Machines can simulate creativity, but they cannot, at least not yet, be creative. Only human beings can. With AI handling orchestration and on-board data processing, engineers and operators can focus elsewhere, and innovation becomes more likely.
Europe’s structural challenge
What this means is that AI startups could play an outsized role in deciding who wins the space race. That should be of particular interest to policymakers in Europe, which, despite leadership in the development of so-called human-centric AI, lags behind the US and China in artificial intelligence.
Adoption has been slower, markets are fragmented, and the focus has been heavily weighted towards regulation, as demonstrated by the passing of the AI Act. Europe’s hand may be forced if the US and China, already pulling ahead in the space race, make full use of AI in their space operations. Given the absolute centrality of space to so many areas of human life, from finance to logistics to defence, Europe may be compelled to change tack.
That will probably require a cultural shift. As is often noted, the way Europe operates as a bloc has historically prioritised fairness over brute efficiency.
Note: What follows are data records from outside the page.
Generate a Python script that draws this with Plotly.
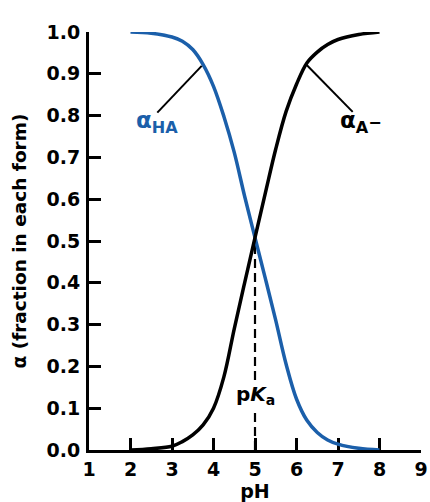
import plotly.graph_objects as go

# Data
ph = [2.0, 2.5, 3.0, 3.25, 3.5, 3.75, 4.0, 4.25, 4.5, 4.75, 5.0,
      5.25, 5.5, 5.75, 6.0, 6.25, 6.5, 6.75, 7.0, 7.5, 8.0]
alpha_ha = [1.000, 0.997, 0.988, 0.978, 0.958, 0.922, 0.870, 0.798, 0.712, 0.607, 0.508,
            0.410, 0.310, 0.205, 0.122, 0.071, 0.042, 0.024, 0.014, 0.004, 0.000]
alpha_a = [0.000, 0.003, 0.009, 0.020, 0.036, 0.060, 0.100, 0.175, 0.290, 0.400, 0.508,
           0.615, 0.720, 0.810, 0.875, 0.926, 0.952, 0.970, 0.982, 0.994, 1.000]
pka = 5.0
pka_alpha = 0.495
x_ticks = [1, 2, 3, 4, 5, 6, 7, 8, 9]
y_ticks = [0.0, 0.1, 0.2, 0.3, 0.4, 0.5, 0.6, 0.7, 0.8, 0.9, 1.0]

BLUE = "#1b5faa"
FAM = "DejaVu Sans"
TICKFONT = dict(family=FAM, size=19, color="black", weight="bold")

fig = go.Figure()
fig.add_trace(go.Scatter(x=ph, y=alpha_ha, mode="lines",
                         line=dict(color=BLUE, width=3.5, shape="spline", smoothing=1.0),
                         cliponaxis=False, hoverinfo="skip"))
fig.add_trace(go.Scatter(x=ph, y=alpha_a, mode="lines",
                         line=dict(color="black", width=3.5, shape="spline", smoothing=1.0),
                         cliponaxis=False, hoverinfo="skip"))

# dashed pKa line
fig.add_shape(type="line", x0=pka, x1=pka, y0=0, y1=pka_alpha, xref="x", yref="y",
              line=dict(color="black", width=2.2, dash="9px,5px"), layer="below")

# leader lines
fig.add_shape(type="line", x0=2.646, y0=0.807, x1=3.716, y1=0.919,
              line=dict(color="black", width=2))
fig.add_shape(type="line", x0=6.246, y0=0.921, x1=7.354, y1=0.809,
              line=dict(color="black", width=2))

fig.add_annotation(x=2.64, y=0.785, text="α<sub>HA</sub>", showarrow=False,
                   font=dict(family=FAM, size=23, color=BLUE, weight="bold"))
fig.add_annotation(x=7.55, y=0.785, text="α<sub>A</sub><span style='font-size:16px'>−</span>",
                   showarrow=False,
                   font=dict(family=FAM, size=23, color="black", weight="bold"))
fig.add_annotation(x=pka, y=0.131, text="p<i>K</i><sub>a</sub>", showarrow=False,
                   bgcolor="white", borderpad=1,
                   font=dict(family=FAM, size=20, color="black", weight="bold"))

axis_common = dict(showline=True, linewidth=3, linecolor="black", ticks="inside",
                   ticklen=12, tickwidth=2.5, tickcolor="black", showgrid=False,
                   zeroline=False, tickfont=TICKFONT, layer="below traces",
                   automargin=False)

fig.update_xaxes(range=[1, 9], tickvals=x_ticks, ticktext=[str(v) for v in x_ticks],
                 title=dict(text="pH", standoff=4,
                            font=dict(family=FAM, size=19, color="black", weight="bold")),
                 **axis_common)
fig.update_yaxes(range=[0, 1], tickvals=y_ticks, ticktext=[f"{v:.1f}" for v in y_ticks],
                 ticklabelstandoff=2,
                 title=dict(text="α (fraction in each form)", standoff=16,
                            font=dict(family=FAM, size=18.5, color="black", weight="bold")),
                 **axis_common)

fig.update_layout(width=430, height=502, showlegend=False,
                  margin=dict(l=89, r=9, t=32, b=52),
                  plot_bgcolor="white", paper_bgcolor="white")

fig.write_html("out.html", config={"displayModeBar": False},
               post_script="document.body.style.margin='0';document.body.style.overflow='hidden';")
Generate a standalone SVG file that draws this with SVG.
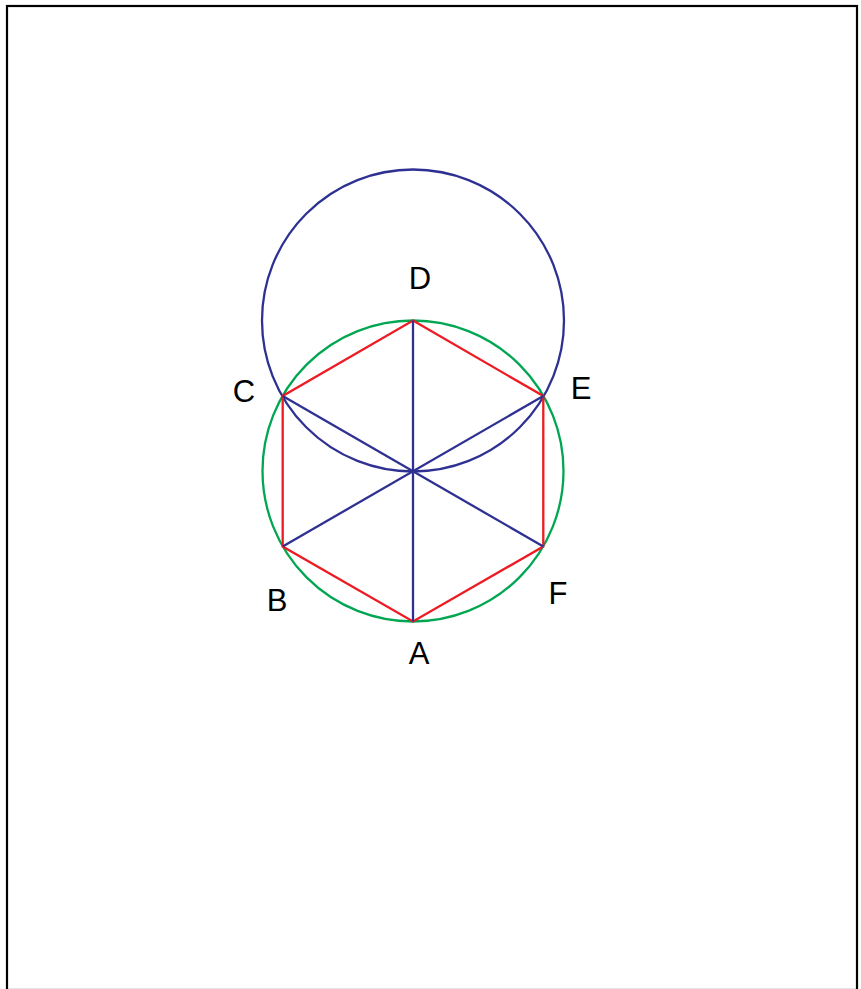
<svg xmlns="http://www.w3.org/2000/svg" width="861" height="989" viewBox="0 0 861 989">
<style>
.lbl{font-family:"Liberation Sans",Arial,sans-serif;font-size:31px;fill:#000;text-anchor:middle}
.blue{fill:none;stroke:#2E3192;stroke-width:2.3}
.red{fill:none;stroke:#ED1C24;stroke-width:2.3}
.green{fill:none;stroke:#00A651;stroke-width:2.3}
</style>
<rect x="0" y="0" width="861" height="989" fill="#fff"/>
<rect x="7" y="6" width="850" height="984" fill="none" stroke="#000" stroke-width="2.2"/>
<g id="circles">
<circle id="green-circle" class="green" cx="413" cy="471" r="150.5"/>
<circle id="blue-circle" class="blue" cx="413" cy="320.5" r="151"/>
</g>
<g id="connectors">
<polygon class="red" points="413,320.5 543.3,396 543.3,546.5 413,621.5 282.7,546.5 282.7,396"/>
<line class="blue" x1="413" y1="320.5" x2="413" y2="621.5"/>
<line class="blue" x1="282.7" y1="396" x2="543.3" y2="546.5"/>
<line class="blue" x1="543.3" y1="396" x2="282.7" y2="546.5"/>
</g>
<g id="node-D"><text class="lbl" x="420" y="289">D</text></g>
<g id="node-C"><text class="lbl" x="244" y="402">C</text></g>
<g id="node-E"><text class="lbl" x="581" y="399">E</text></g>
<g id="node-B"><text class="lbl" x="277" y="611">B</text></g>
<g id="node-A"><text class="lbl" x="419" y="664">A</text></g>
<g id="node-F"><text class="lbl" x="558" y="604">F</text></g>
</svg>
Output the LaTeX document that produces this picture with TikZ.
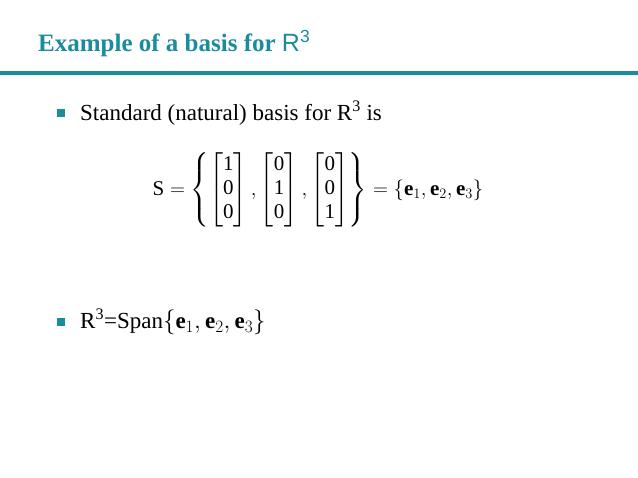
\documentclass[tikz,border=0pt]{standalone}
\usepackage{amsmath}
\usepackage{fontspec}
\setmainfont{Liberation Serif}
\newfontfamily\arialf{Liberation Sans}
\definecolor{teal1}{HTML}{1A8C9C}
\newcommand{\tn}[1]{\text{#1}}
\begin{document}
\begin{tikzpicture}[x=1pt,y=-1pt,
  bul/.style={fill=teal1,minimum size=8pt,inner sep=0pt},
  txt/.style={anchor=west,inner sep=0pt,font=\fontsize{23}{26}\selectfont}]
\useasboundingbox (0,0) rectangle (638,478);
\node[anchor=west,inner sep=0pt,text=teal1,font=\fontsize{25}{28}\selectfont\bfseries] (title) at (38,44) {Example of a basis for {\arialf\mdseries R\textsuperscript{3}}};
\fill[teal1] (0,71) rectangle (638,75);
\node[bul] (b1) at (61,113) {};
\node[txt] (t1) at (80,113) {Standard (natural) basis for R\textsuperscript{3} is};
\node[inner sep=0pt,font=\fontsize{21}{24}\selectfont] (eq) at (318,190) {$\tn{S}=\left\{\begin{bmatrix}\tn{1}\\\tn{0}\\\tn{0}\end{bmatrix},\begin{bmatrix}\tn{0}\\\tn{1}\\\tn{0}\end{bmatrix},\begin{bmatrix}\tn{0}\\\tn{0}\\\tn{1}\end{bmatrix}\right\}=\left\{\mathbf{e}_1,\mathbf{e}_2,\mathbf{e}_3\right\}$};
\node[bul] (b2) at (61,322) {};
\node[txt] (t2) at (80,322) {R\textsuperscript{3}=Span$\left\{\mathbf{e}_1,\mathbf{e}_2,\mathbf{e}_3\right\}$};
\end{tikzpicture}
\end{document}
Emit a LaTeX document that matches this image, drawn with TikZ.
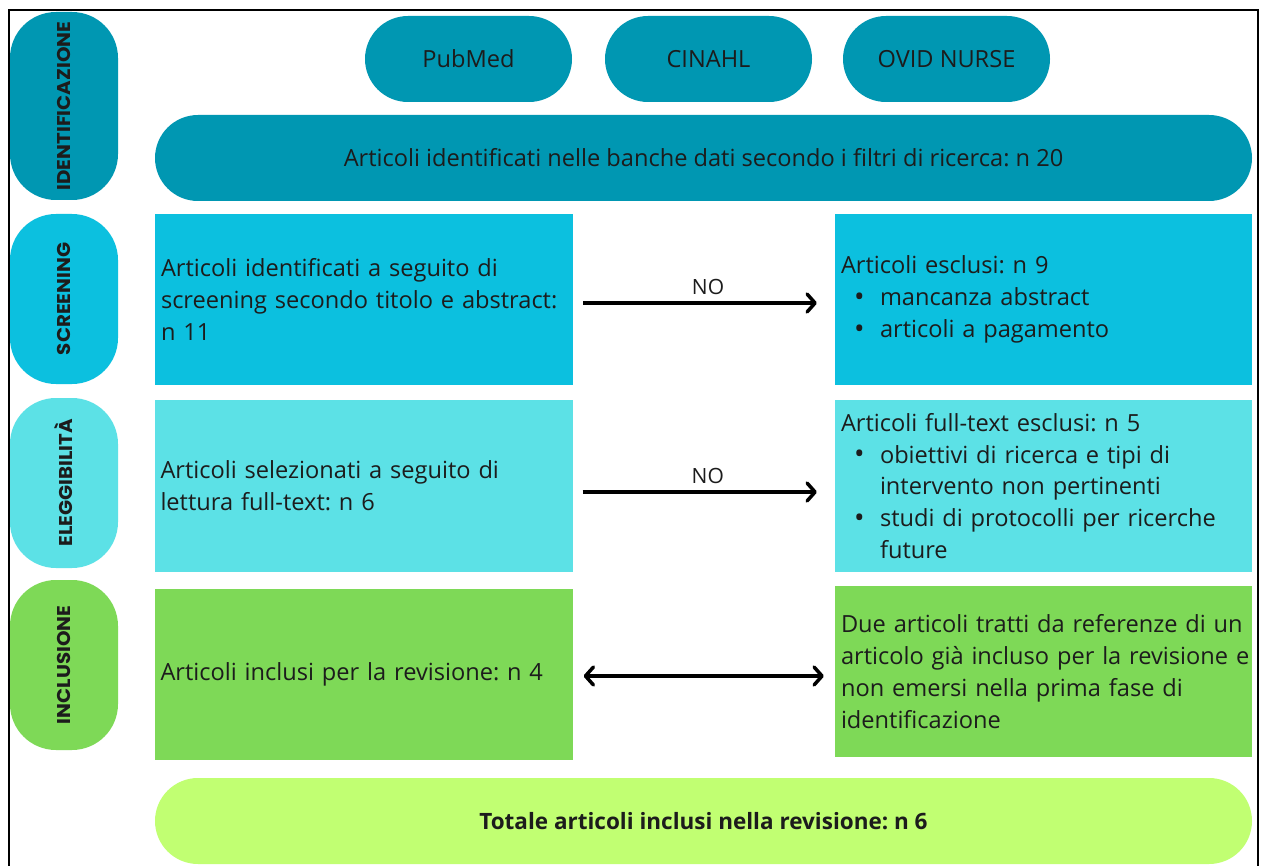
\documentclass[tikz,border=0pt]{standalone}
\usepackage{fontspec}
\setmainfont{Open Sans}
\newfontfamily\labfont{Poppins}[FakeStretch=1.07]
\usetikzlibrary{arrows.meta,calc}
\definecolor{cIdent}{HTML}{0097B2}
\definecolor{cScreen}{HTML}{0CC0DF}
\definecolor{cElig}{HTML}{5CE1E6}
\definecolor{cIncl}{HTML}{7ED957}
\definecolor{cTot}{HTML}{C1FF72}
\definecolor{cText}{HTML}{1C1C1C}
\newcommand\bul{\makebox[26pt][l]{\fontsize{28}{28}\selectfont\raisebox{-0.05ex}{•}}}
\frenchspacing
\begin{document}
\begin{tikzpicture}[x=1pt,y=-1pt,
  every node/.style={text=cText},
  txt/.style={font=\fontsize{23.6}{31.8}\selectfont},
  phase/.style={rectangle, rounded corners=46pt, minimum width=170pt, minimum height=108pt, inner sep=0pt,
     rotate=90, font=\labfont\bfseries\fontsize{18.5}{18.5}\selectfont},
  db/.style={rectangle, rounded corners=43pt, minimum width=207pt, minimum height=86pt, inner sep=0pt, fill=cIdent, txt},
  wide/.style={rectangle, rounded corners=43pt, minimum width=1097pt, minimum height=86pt, inner sep=0pt, txt},
  leftbox/.style={rectangle, inner xsep=6pt, inner ysep=0pt, text width=406pt, align=left, minimum height=171pt, txt},
  rightbox/.style={rectangle, inner xsep=6pt, inner ysep=0pt, text width=405pt, align=left, minimum height=171pt, txt},
  arr/.style={line width=3.5pt, -{Straight Barb[length=8pt,width=18pt,line width=3.5pt,round]}},
  darr/.style={line width=3.5pt, {Straight Barb[length=8pt,width=18pt,line width=3.5pt,round]}-{Straight Barb[length=8pt,width=18pt,line width=3.5pt,round]}},
  lbl/.style={font=\fontsize{21}{21}\selectfont}
]
\useasboundingbox (0,0) rectangle (1265,866);
\fill[white] (0,0) rectangle (1265,866);
\coordinate (fA) at (9,870);
\coordinate (fB) at (9,10);
\coordinate (fC) at (1258,10);
\coordinate (fD) at (1258,870);
\draw[line width=2pt] (fA) -- (fB) -- (fC) -- (fD);

% phase labels
\node[phase, fill=cIdent, minimum width=188pt] (pId) at (64,106) {IDENTIFICAZIONE};
\node[phase, fill=cScreen] (pSc) at (64,299) {SCREENING};
\node[phase, fill=cElig] (pEl) at (64,483) {ELEGGIBILITÀ};
\node[phase, fill=cIncl] (pIn) at (64,665) {INCLUSIONE};

% databases
\node[db] (pub) at (468.5,59) {PubMed};
\node[db] (cin) at (708.5,59) {CINAHL};
\node[db] (ovid) at (946.5,59) {OVID NURSE};

\node[wide, fill=cIdent] (ident) at (703.5,158) {Articoli identificati nelle banche dati secondo i filtri di ricerca: n 20};

% screening
\node[leftbox, fill=cScreen] (s1) at (364,299.5) {Articoli identificati a seguito di\\screening secondo titolo e abstract:\\n 11};
\node[rightbox, fill=cScreen] (s2) at (1043.5,299.5) {Articoli esclusi: n 9\\
\hspace*{13pt}\bul mancanza abstract\\
\hspace*{13pt}\bul articoli a pagamento};

% eligibility
\node[leftbox, fill=cElig, minimum height=172pt] (e1) at (363.5,486) {Articoli selezionati a seguito di\\lettura full-text: n 6};
\node[rightbox, fill=cElig, minimum height=172pt] (e2) at (1043.5,486) {Articoli full-text esclusi: n 5\\
\hspace*{13pt}\bul obiettivi di ricerca e tipi di\\
\hspace*{39pt}intervento non pertinenti\\
\hspace*{13pt}\bul studi di protocolli per ricerche\\
\hspace*{39pt}future};

% inclusion
\node[leftbox, fill=cIncl] (i1) at (363.5,674) {Articoli inclusi per la revisione: n 4};
\node[rightbox, fill=cIncl] (i2) at (1043.5,671.5) {\mbox{Due articoli tratti da referenze di un}\\\mbox{articolo già incluso per la revisione e}\\\mbox{non emersi nella prima fase di}\\\mbox{identificazione}};

% total
\node[wide, fill=cTot, font=\bfseries\fontsize{22.5}{22.5}\selectfont] (tot) at (703.5,821) {Totale articoli inclusi nella revisione: n 6};

% arrows
\draw[arr] ($(s1.east)+(10,3.5)$) -- node[lbl, above=3pt, xshift=8pt]{NO} ($(s2.west)+(-18,3.5)$);
\draw[arr] ($(e1.east)+(10,6)$) -- node[lbl, above=3pt, xshift=8pt]{NO} ($(e2.west)+(-18,6)$);
\draw[darr] ($(i1.east)+(11,2)$) -- ($(i2.west)+(-11,4.5)$);
\end{tikzpicture}
\end{document}
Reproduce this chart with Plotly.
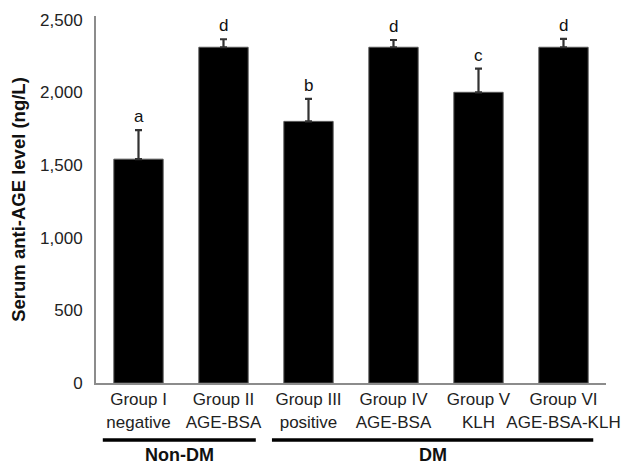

Funding is fragmented, procurement cycles are slow, early-stage ventures struggle to scale, and effective public-private collaboration in space and defence remains in its infancy.
A more pragmatic approach, one that focuses on the challenges Europe faces today and responds accordingly, may be needed. There are signs that this is already changing, but in truth, the pace is not fast enough.
For now, the reality is that space is changing, and AI startups are likely to accelerate that change. The governments that back those startups, and their populations, will benefit.